We call it hyper-partisanship, polarization, balkanization. But those are SAT words, polysyllabic expressions that make abstract what they describe. So let us face what you embody and call it by name. It is hatred. And it is contempt.
It’s not just you. It’s Arkansas state legislator Nate Bell tweeting, “I wonder how many Boston liberals spent the night cowering in their homes wishing they had an AR-15 with a hi-capacity magazine?” as the hunt for bombers closed that city down.

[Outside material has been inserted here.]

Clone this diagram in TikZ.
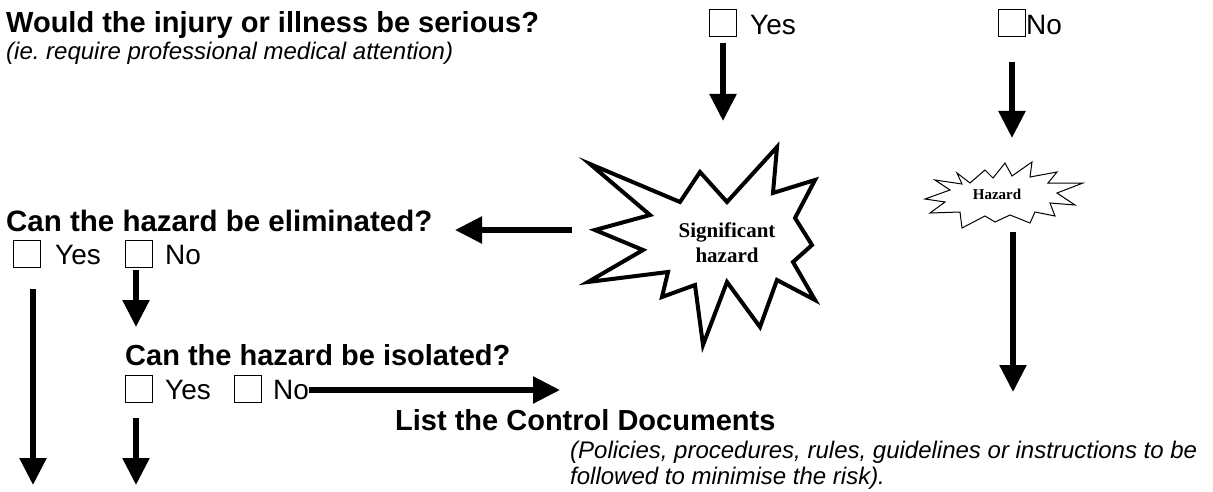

Before that, it was that man in Florida who committed suicide because Barack Obama was re-elected. And so-called “patriots” in the woods plotting against the government. And a sign promising death to the First Lady and her “two stupid kids.” It’s the true state of the union, the America we have come to be.

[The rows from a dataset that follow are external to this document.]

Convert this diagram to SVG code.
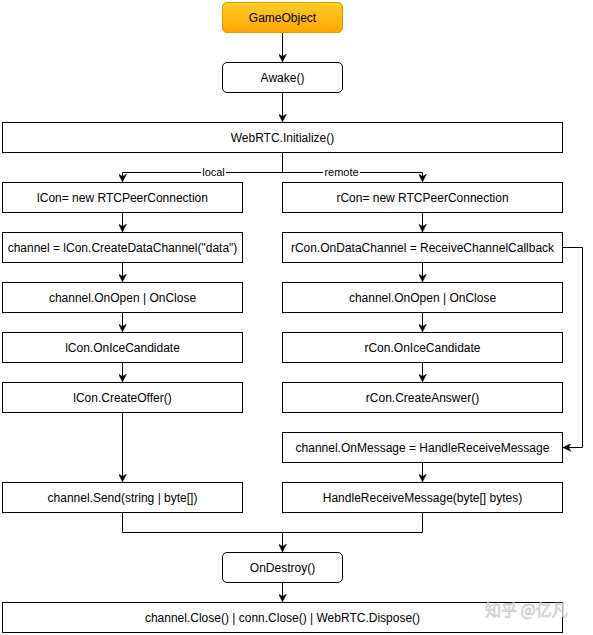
<svg xmlns="http://www.w3.org/2000/svg" width="593" height="635" viewBox="0 0 593 635">
<style>
.box{fill:#ffffff;stroke:#000000;stroke-width:1}
.t{font-family:"Liberation Sans",Arial,Helvetica,sans-serif;font-size:12px;fill:#000000;text-anchor:middle}
.lbl{font-family:"Liberation Sans",Arial,Helvetica,sans-serif;font-size:11px;fill:#000000;text-anchor:middle}
.e{fill:none;stroke:#000000;stroke-width:1}
</style>
<defs>
<linearGradient id="og" x1="0" y1="0" x2="0" y2="1">
<stop offset="0" stop-color="#ffcd28"/>
<stop offset="1" stop-color="#ffa500"/>
</linearGradient>
<marker id="arr" viewBox="0 0 10 10" refX="10" refY="5" markerWidth="8" markerHeight="8" markerUnits="userSpaceOnUse" orient="auto">
<path d="M0,0 L10,5 L0,10 L3,5 Z" fill="#000000" stroke="#000000" stroke-width="0.5"/>
</marker>
</defs>
<rect width="593" height="635" fill="#ffffff"/>
<g id="connectors">
<path class="e" d="M282.5,33 V62" marker-end="url(#arr)"/>
<path class="e" d="M282.5,92.5 V122" marker-end="url(#arr)"/>
<path class="e" d="M282.5,152.5 V172.5 H122.5 V182" marker-end="url(#arr)"/>
<path class="e" d="M282.5,172.5 H422.5 V182" marker-end="url(#arr)"/>
<rect x="201" y="166" width="25" height="12" fill="#ffffff"/>
<text class="lbl" x="213.5" y="176">local</text>
<rect x="323" y="166" width="37" height="12" fill="#ffffff"/>
<text class="lbl" x="341.5" y="176">remote</text>
<path class="e" d="M122.5,212.5 V232" marker-end="url(#arr)"/>
<path class="e" d="M122.5,262.5 V282" marker-end="url(#arr)"/>
<path class="e" d="M122.5,312.5 V332" marker-end="url(#arr)"/>
<path class="e" d="M122.5,362.5 V382" marker-end="url(#arr)"/>
<path class="e" d="M122.5,412.5 V482" marker-end="url(#arr)"/>
<path class="e" d="M422.5,212.5 V232" marker-end="url(#arr)"/>
<path class="e" d="M422.5,262.5 V282" marker-end="url(#arr)"/>
<path class="e" d="M422.5,312.5 V332" marker-end="url(#arr)"/>
<path class="e" d="M422.5,362.5 V382" marker-end="url(#arr)"/>
<path class="e" d="M422.5,462.5 V482" marker-end="url(#arr)"/>
<path class="e" d="M562.5,247.5 H582.5 V447.5 H563" marker-end="url(#arr)"/>
<path class="e" d="M122.5,512.5 V532.5 H282.5 V552" marker-end="url(#arr)"/>
<path class="e" d="M422.5,512.5 V532.5 H282.5"/>
<path class="e" d="M282.5,582.5 V602" marker-end="url(#arr)"/>
</g>
<g id="gameobject">
<rect x="222.5" y="2.5" width="120" height="30" rx="4.5" fill="url(#og)" stroke="#d79b00"/>
<text class="t" x="282.5" y="21.5">GameObject</text>
</g>
<g id="awake">
<rect class="box" x="222.5" y="62.5" width="120" height="30" rx="4.5"/>
<text class="t" x="282.5" y="81.5">Awake()</text>
</g>
<g id="initialize">
<rect class="box" x="2.5" y="122.5" width="560" height="30"/>
<text class="t" x="282.5" y="141.5">WebRTC.Initialize()</text>
</g>
<g id="lcon-new">
<rect class="box" x="2.5" y="182.5" width="240" height="30"/>
<text class="t" x="122.5" y="201.5">lCon= new RTCPeerConnection</text>
</g>
<g id="lcon-datachannel">
<rect class="box" x="2.5" y="232.5" width="240" height="30"/>
<text class="t" x="122.5" y="251.5">channel = lCon.CreateDataChannel("data")</text>
</g>
<g id="l-onopen">
<rect class="box" x="2.5" y="282.5" width="240" height="30"/>
<text class="t" x="122.5" y="301.5">channel.OnOpen | OnClose</text>
</g>
<g id="lcon-ice">
<rect class="box" x="2.5" y="332.5" width="240" height="30"/>
<text class="t" x="122.5" y="351.5">lCon.OnIceCandidate</text>
</g>
<g id="lcon-offer">
<rect class="box" x="2.5" y="382.5" width="240" height="30"/>
<text class="t" x="122.5" y="401.5">lCon.CreateOffer()</text>
</g>
<g id="send">
<rect class="box" x="2.5" y="482.5" width="240" height="30"/>
<text class="t" x="122.5" y="501.5">channel.Send(string | byte[])</text>
</g>
<g id="rcon-new">
<rect class="box" x="282.5" y="182.5" width="280" height="30"/>
<text class="t" x="422.5" y="201.5">rCon= new RTCPeerConnection</text>
</g>
<g id="rcon-ondatachannel">
<rect class="box" x="282.5" y="232.5" width="280" height="30"/>
<text class="t" x="422.5" y="251.5">rCon.OnDataChannel = ReceiveChannelCallback</text>
</g>
<g id="r-onopen">
<rect class="box" x="282.5" y="282.5" width="280" height="30"/>
<text class="t" x="422.5" y="301.5">channel.OnOpen | OnClose</text>
</g>
<g id="rcon-ice">
<rect class="box" x="282.5" y="332.5" width="280" height="30"/>
<text class="t" x="422.5" y="351.5">rCon.OnIceCandidate</text>
</g>
<g id="rcon-answer">
<rect class="box" x="282.5" y="382.5" width="280" height="30"/>
<text class="t" x="422.5" y="401.5">rCon.CreateAnswer()</text>
</g>
<g id="onmessage">
<rect class="box" x="282.5" y="432.5" width="280" height="30"/>
<text class="t" x="422.5" y="451.5">channel.OnMessage = HandleReceiveMessage</text>
</g>
<g id="handlereceive">
<rect class="box" x="282.5" y="482.5" width="280" height="30"/>
<text class="t" x="422.5" y="501.5">HandleReceiveMessage(byte[] bytes)</text>
</g>
<g id="ondestroy">
<rect class="box" x="222.5" y="552.5" width="120" height="30" rx="4.5"/>
<text class="t" x="282.5" y="571.5">OnDestroy()</text>
</g>
<g id="close">
<rect class="box" x="2.5" y="602.5" width="560" height="30"/>
<text class="t" x="282.5" y="621.5">channel.Close() | conn.Close() | WebRTC.Dispose()</text>
</g>
<text x="485" y="616" font-family="'Noto Sans CJK SC',sans-serif" font-size="16" fill="#e8e8e8" stroke="#bdbdbd" stroke-width="0.5">知乎 @亿凡</text>
</svg>
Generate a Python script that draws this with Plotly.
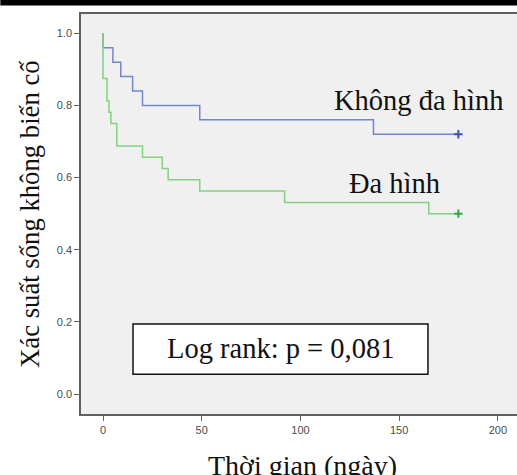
import plotly.graph_objects as go

# Kaplan-Meier data
time_khong = [0, 0, 5, 9, 15, 20, 49, 137, 180]
surv_khong = [1.0, 0.96, 0.92, 0.88, 0.84, 0.80, 0.76, 0.72, 0.72]

time_da = [0, 0, 2, 3, 4, 7, 20, 30, 33, 49, 92, 165, 180]
surv_da = [1.0, 0.875, 0.8125, 0.78125, 0.75, 0.6875, 0.65625, 0.625, 0.59375, 0.5625, 0.53125, 0.5, 0.5]

x_ticks = [0, 50, 100, 150, 200]
y_ticks = [0.0, 0.2, 0.4, 0.6, 0.8, 1.0]
y_tick_labels = ["0.0", "0.2", "0.4", "0.6", "0.8", "1.0"]

label_khong = "Không đa hình"
label_da = "Đa hình"
logrank_text = "Log rank: p = 0,081"
x_title = "Thời gian (ngày)"
y_title = "Xác suất sống không biến cố"

BLUE = "#7386c9"
BLUE_MARK = "#3a4fb0"
GREEN = "#82d282"
GREEN_MARK = "#2ea84a"
SERIF = "Liberation Serif, Times New Roman, serif"
SANS = "Liberation Sans, Arial, sans-serif"

fig = go.Figure()
fig.add_trace(go.Scatter(x=time_khong, y=surv_khong, mode="lines", line=dict(color=BLUE, width=1.5, shape="hv"),
                         showlegend=False, hoverinfo="skip"))
fig.add_trace(go.Scatter(x=time_da, y=surv_da, mode="lines", line=dict(color=GREEN, width=1.5, shape="hv"),
                         showlegend=False, hoverinfo="skip"))
# censor marks at the end
fig.add_trace(go.Scatter(x=[time_khong[-1]], y=[surv_khong[-1]], mode="markers",
                         marker=dict(symbol="cross-thin", size=6, line=dict(width=2, color=BLUE_MARK)),
                         showlegend=False, hoverinfo="skip"))
fig.add_trace(go.Scatter(x=[time_da[-1]], y=[surv_da[-1]], mode="markers",
                         marker=dict(symbol="cross-thin", size=6, line=dict(width=2, color=GREEN_MARK)),
                         showlegend=False, hoverinfo="skip"))

fig.add_annotation(x=159.6, y=0.815, text=label_khong, showarrow=False, xref="x", yref="y",
                   font=dict(family=SERIF, size=28.5, color="#111"))
fig.add_annotation(x=147.4, y=0.585, text=label_da, showarrow=False, xref="x", yref="y",
                   font=dict(family=SERIF, size=28.5, color="#111"))

# Log rank box
fig.add_shape(type="rect", xref="x", yref="y", x0=15.2, x1=164.6, y0=0.055, y1=0.194,
              fillcolor="white", line=dict(color="#111", width=1.5), layer="above")
fig.add_annotation(x=89.9, y=0.125, text=logrank_text, showarrow=False, xref="x", yref="y",
                   font=dict(family=SERIF, size=28.5, color="#111"))

# axis titles
fig.add_annotation(x=0.508, y=-0.085, xref="paper", yref="paper", text=x_title, showarrow=False,
                   xanchor="center", yanchor="top", font=dict(family=SERIF, size=28, color="#111"))
fig.add_annotation(x=-0.117, y=0.5, xref="paper", yref="paper", text=y_title, showarrow=False,
                   textangle=-90, xanchor="center", yanchor="middle", font=dict(family=SERIF, size=26.7, color="#111"))

# black band at top of the image
fig.add_shape(type="rect", xref="paper", yref="paper", x0=-0.185, x1=1.0, y0=1.021, y1=1.035,
              fillcolor="black", line=dict(width=0), layer="above")

fig.update_layout(
    width=517, height=475,
    margin=dict(l=81, r=0, t=14, b=61),
    paper_bgcolor="white", plot_bgcolor="#f0f0f0",
    xaxis=dict(range=[-11.15, 209.7], tickvals=x_ticks, showgrid=False, zeroline=False,
               showline=True, linecolor="#606060", linewidth=1.5, mirror=True,
               ticks="outside", ticklen=5, tickcolor="#606060", tickwidth=1,
               tickfont=dict(family=SANS, size=11, color="#4a4a4a")),
    yaxis=dict(range=[-0.0554, 1.0535], tickvals=y_ticks, ticktext=y_tick_labels, showgrid=False, zeroline=False,
               showline=True, linecolor="#606060", linewidth=1.5,
               ticks="outside", ticklen=5, tickcolor="#606060", tickwidth=1,
               tickfont=dict(family=SANS, size=11, color="#4a4a4a")),
)

fig.write_html("out.html", config={"displayModeBar": False},
               post_script="document.body.style.margin='0';document.body.style.overflow='hidden';")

Yes, I know. Bill Maher once called Sarah Palin a crude and sexist name. Shame on that smarmy little man. But no, that does not suggest an equivalence of hatred and contempt. In volume, vociferousness and pure venom, Maher and the handful of other left-wing pundits who mistake name-calling for argument and coarseness for wit have nothing on the army of Hannitys, Coulters, Savages, Santorums, Limbaughs, Palins, Bachmanns, Malkins, Nugents, Trumps and Becks trolling the sewers of American disunion.
Now, to them, we add you, my nameless countryman, advocating for war. War.
And I am struck by the fact that I am not struck by the fact. Even this is just business as usual now.
A nation is more than common geography. It is also common values, a common way of looking at the world — not that everyone agrees on everything always, but that we are at least tethered by similar understanding of who we are and what that means.
It is that test this country fails now with regularity. We can’t even agree on who we are anymore, so swamped are we by the rage red holds for blue.
The road to Civil War began 153 years ago as Southern states, led by South Carolina, passed ordinances of secession from the Union. But, as a nation is more than just geography, so, too, is secession therefrom. The act represents a tearing away that is as much spiritual and emotional as it is geographic. Maybe even more.
So if the likes of you and Mr. Bell are right, if it is really beyond us now even to stand shoulder to shoulder with stricken fellow citizens, then we have lost more than bombs could ever destroy. And secession has already occurred.